## Work to do
Starting at the line containing "Write a LaTeX", copy each line exactly, ending with the line containing "minimum width=79pt, minimum". Leave out everything else.

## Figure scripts
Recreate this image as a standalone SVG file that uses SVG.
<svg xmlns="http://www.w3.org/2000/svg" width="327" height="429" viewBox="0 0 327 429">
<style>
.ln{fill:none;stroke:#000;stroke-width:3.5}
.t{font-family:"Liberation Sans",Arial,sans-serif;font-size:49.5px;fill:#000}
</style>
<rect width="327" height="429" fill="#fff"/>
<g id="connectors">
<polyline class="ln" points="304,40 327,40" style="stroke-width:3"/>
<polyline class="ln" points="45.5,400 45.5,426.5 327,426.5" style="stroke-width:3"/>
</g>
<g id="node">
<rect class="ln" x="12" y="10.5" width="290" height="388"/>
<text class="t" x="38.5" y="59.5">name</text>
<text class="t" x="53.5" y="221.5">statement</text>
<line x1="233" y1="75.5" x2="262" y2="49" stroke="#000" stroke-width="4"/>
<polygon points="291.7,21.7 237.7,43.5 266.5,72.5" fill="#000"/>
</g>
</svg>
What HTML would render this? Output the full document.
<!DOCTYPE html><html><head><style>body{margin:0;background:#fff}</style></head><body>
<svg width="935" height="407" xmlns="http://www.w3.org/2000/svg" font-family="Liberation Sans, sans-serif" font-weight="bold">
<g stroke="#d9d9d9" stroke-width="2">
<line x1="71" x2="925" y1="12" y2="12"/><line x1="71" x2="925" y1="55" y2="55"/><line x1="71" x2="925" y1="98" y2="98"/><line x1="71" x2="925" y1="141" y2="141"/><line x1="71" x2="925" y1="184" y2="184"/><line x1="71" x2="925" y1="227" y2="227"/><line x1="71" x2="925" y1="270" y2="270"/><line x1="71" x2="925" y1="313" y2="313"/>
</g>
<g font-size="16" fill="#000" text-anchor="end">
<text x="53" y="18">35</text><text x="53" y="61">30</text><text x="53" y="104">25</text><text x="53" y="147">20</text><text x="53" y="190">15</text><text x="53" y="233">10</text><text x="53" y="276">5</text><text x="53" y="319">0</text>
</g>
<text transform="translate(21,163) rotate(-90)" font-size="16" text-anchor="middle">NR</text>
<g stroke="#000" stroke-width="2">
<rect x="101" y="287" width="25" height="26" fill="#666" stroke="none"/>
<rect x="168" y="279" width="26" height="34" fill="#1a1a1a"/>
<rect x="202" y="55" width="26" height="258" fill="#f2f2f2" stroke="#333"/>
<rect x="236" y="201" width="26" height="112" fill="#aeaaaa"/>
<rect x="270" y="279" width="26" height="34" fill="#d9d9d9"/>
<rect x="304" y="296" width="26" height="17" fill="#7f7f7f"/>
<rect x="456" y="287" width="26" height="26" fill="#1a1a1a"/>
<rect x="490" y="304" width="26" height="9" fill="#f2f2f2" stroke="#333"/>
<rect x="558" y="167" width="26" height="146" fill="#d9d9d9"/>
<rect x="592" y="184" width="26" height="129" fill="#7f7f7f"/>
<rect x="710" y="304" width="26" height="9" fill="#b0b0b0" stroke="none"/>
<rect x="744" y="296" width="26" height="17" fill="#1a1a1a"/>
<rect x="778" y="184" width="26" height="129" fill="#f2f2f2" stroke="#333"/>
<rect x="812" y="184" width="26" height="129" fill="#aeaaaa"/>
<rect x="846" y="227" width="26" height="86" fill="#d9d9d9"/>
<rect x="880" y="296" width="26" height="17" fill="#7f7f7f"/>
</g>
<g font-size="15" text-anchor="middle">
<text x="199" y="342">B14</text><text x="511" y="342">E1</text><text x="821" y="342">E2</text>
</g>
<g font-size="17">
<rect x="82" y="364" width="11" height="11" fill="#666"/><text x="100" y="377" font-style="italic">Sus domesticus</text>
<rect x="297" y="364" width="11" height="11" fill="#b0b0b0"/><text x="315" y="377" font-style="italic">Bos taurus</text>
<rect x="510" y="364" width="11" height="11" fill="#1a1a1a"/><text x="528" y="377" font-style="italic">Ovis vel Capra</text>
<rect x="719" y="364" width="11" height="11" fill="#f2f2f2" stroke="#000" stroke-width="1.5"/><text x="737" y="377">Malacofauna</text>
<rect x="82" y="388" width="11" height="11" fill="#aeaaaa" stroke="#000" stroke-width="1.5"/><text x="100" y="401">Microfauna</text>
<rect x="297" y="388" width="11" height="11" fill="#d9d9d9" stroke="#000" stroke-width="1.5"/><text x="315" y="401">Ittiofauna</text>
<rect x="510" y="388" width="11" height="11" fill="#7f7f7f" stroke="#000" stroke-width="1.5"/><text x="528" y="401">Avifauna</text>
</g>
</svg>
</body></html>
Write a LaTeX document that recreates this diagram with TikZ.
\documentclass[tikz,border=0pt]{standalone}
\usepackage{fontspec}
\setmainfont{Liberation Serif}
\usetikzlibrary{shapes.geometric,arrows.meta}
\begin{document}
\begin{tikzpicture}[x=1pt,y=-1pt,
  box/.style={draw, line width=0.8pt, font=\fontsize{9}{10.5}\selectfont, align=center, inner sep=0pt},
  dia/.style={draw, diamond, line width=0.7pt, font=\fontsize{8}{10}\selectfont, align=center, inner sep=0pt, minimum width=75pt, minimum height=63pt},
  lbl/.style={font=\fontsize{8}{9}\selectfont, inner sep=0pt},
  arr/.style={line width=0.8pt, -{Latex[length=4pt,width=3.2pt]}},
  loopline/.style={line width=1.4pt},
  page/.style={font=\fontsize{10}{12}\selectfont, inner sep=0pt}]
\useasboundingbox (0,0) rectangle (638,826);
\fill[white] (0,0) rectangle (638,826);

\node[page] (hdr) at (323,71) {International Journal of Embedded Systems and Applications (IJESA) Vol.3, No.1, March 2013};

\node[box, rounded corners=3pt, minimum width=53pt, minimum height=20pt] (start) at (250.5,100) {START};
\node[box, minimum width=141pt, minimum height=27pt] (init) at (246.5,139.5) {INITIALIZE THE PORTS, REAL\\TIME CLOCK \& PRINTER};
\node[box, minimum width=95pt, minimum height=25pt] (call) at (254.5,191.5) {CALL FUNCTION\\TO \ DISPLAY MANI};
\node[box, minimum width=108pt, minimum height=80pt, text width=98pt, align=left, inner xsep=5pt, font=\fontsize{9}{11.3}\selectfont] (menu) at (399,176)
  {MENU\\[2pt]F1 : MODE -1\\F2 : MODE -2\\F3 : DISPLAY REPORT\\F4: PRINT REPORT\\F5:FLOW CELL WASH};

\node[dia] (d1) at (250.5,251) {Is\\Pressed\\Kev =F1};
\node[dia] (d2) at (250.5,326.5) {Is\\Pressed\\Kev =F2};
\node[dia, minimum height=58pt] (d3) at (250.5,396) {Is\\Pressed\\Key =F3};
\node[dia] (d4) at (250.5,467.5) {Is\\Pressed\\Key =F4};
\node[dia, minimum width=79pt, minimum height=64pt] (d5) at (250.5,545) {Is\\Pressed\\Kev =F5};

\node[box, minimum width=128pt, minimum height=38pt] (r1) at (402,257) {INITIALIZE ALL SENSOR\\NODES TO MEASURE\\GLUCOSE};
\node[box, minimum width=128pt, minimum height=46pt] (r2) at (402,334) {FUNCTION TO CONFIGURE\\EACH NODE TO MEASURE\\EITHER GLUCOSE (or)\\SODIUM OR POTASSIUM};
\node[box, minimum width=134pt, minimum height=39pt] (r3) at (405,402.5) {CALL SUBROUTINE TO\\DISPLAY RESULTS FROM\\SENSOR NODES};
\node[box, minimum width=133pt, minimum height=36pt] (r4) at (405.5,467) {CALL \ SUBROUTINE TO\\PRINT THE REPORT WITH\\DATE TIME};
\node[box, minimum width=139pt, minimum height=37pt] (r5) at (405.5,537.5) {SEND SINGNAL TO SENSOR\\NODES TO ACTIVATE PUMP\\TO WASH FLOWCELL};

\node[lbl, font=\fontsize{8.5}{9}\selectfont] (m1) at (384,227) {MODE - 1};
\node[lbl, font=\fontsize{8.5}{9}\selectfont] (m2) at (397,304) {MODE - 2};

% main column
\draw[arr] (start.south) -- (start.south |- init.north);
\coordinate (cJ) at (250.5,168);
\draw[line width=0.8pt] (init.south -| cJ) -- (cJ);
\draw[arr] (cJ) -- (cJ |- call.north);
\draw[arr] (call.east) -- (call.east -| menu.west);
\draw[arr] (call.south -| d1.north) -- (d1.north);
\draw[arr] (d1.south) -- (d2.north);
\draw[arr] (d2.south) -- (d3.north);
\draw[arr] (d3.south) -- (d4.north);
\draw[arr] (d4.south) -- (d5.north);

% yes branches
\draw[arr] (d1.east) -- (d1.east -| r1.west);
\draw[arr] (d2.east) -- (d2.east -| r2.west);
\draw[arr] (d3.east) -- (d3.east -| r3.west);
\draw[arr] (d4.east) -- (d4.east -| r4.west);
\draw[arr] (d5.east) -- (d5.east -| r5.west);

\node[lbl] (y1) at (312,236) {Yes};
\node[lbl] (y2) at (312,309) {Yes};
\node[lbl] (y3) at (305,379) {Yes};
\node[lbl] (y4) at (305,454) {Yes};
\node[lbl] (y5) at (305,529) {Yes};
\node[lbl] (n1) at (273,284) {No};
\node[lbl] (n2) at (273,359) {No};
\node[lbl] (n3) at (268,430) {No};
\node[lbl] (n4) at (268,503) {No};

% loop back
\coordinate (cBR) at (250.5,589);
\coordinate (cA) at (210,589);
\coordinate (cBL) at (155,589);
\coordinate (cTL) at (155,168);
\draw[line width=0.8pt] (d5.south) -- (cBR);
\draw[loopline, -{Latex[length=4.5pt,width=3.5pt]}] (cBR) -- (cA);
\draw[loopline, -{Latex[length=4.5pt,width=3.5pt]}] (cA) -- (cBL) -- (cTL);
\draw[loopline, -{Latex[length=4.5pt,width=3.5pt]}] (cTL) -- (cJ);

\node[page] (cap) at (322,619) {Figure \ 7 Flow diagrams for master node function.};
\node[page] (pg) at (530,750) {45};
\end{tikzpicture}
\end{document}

## Expected answer
Write a LaTeX document that recreates this diagram with TikZ.
\documentclass[tikz,border=0pt]{standalone}
\usepackage{fontspec}
\setmainfont{Liberation Serif}
\usetikzlibrary{shapes.geometric,arrows.meta}
\begin{document}
\begin{tikzpicture}[x=1pt,y=-1pt,
  box/.style={draw, line width=0.8pt, font=\fontsize{9}{10.5}\selectfont, align=center, inner sep=0pt},
  dia/.style={draw, diamond, line width=0.7pt, font=\fontsize{8}{10}\selectfont, align=center, inner sep=0pt, minimum width=75pt, minimum height=63pt},
  lbl/.style={font=\fontsize{8}{9}\selectfont, inner sep=0pt},
  arr/.style={line width=0.8pt, -{Latex[length=4pt,width=3.2pt]}},
  loopline/.style={line width=1.4pt},
  page/.style={font=\fontsize{10}{12}\selectfont, inner sep=0pt}]
\useasboundingbox (0,0) rectangle (638,826);
\fill[white] (0,0) rectangle (638,826);

\node[page] (hdr) at (323,71) {International Journal of Embedded Systems and Applications (IJESA) Vol.3, No.1, March 2013};

\node[box, rounded corners=3pt, minimum width=53pt, minimum height=20pt] (start) at (250.5,100) {START};
\node[box, minimum width=141pt, minimum height=27pt] (init) at (246.5,139.5) {INITIALIZE THE PORTS, REAL\\TIME CLOCK \& PRINTER};
\node[box, minimum width=95pt, minimum height=25pt] (call) at (254.5,191.5) {CALL FUNCTION\\TO \ DISPLAY MANI};
\node[box, minimum width=108pt, minimum height=80pt, text width=98pt, align=left, inner xsep=5pt, font=\fontsize{9}{11.3}\selectfont] (menu) at (399,176)
  {MENU\\[2pt]F1 : MODE -1\\F2 : MODE -2\\F3 : DISPLAY REPORT\\F4: PRINT REPORT\\F5:FLOW CELL WASH};

\node[dia] (d1) at (250.5,251) {Is\\Pressed\\Kev =F1};
\node[dia] (d2) at (250.5,326.5) {Is\\Pressed\\Kev =F2};
\node[dia, minimum height=58pt] (d3) at (250.5,396) {Is\\Pressed\\Key =F3};
\node[dia] (d4) at (250.5,467.5) {Is\\Pressed\\Key =F4};
\node[dia, minimum width=79pt, minimum height=64pt] (d5) at (250.5,545) {Is\\Pressed\\Kev =F5};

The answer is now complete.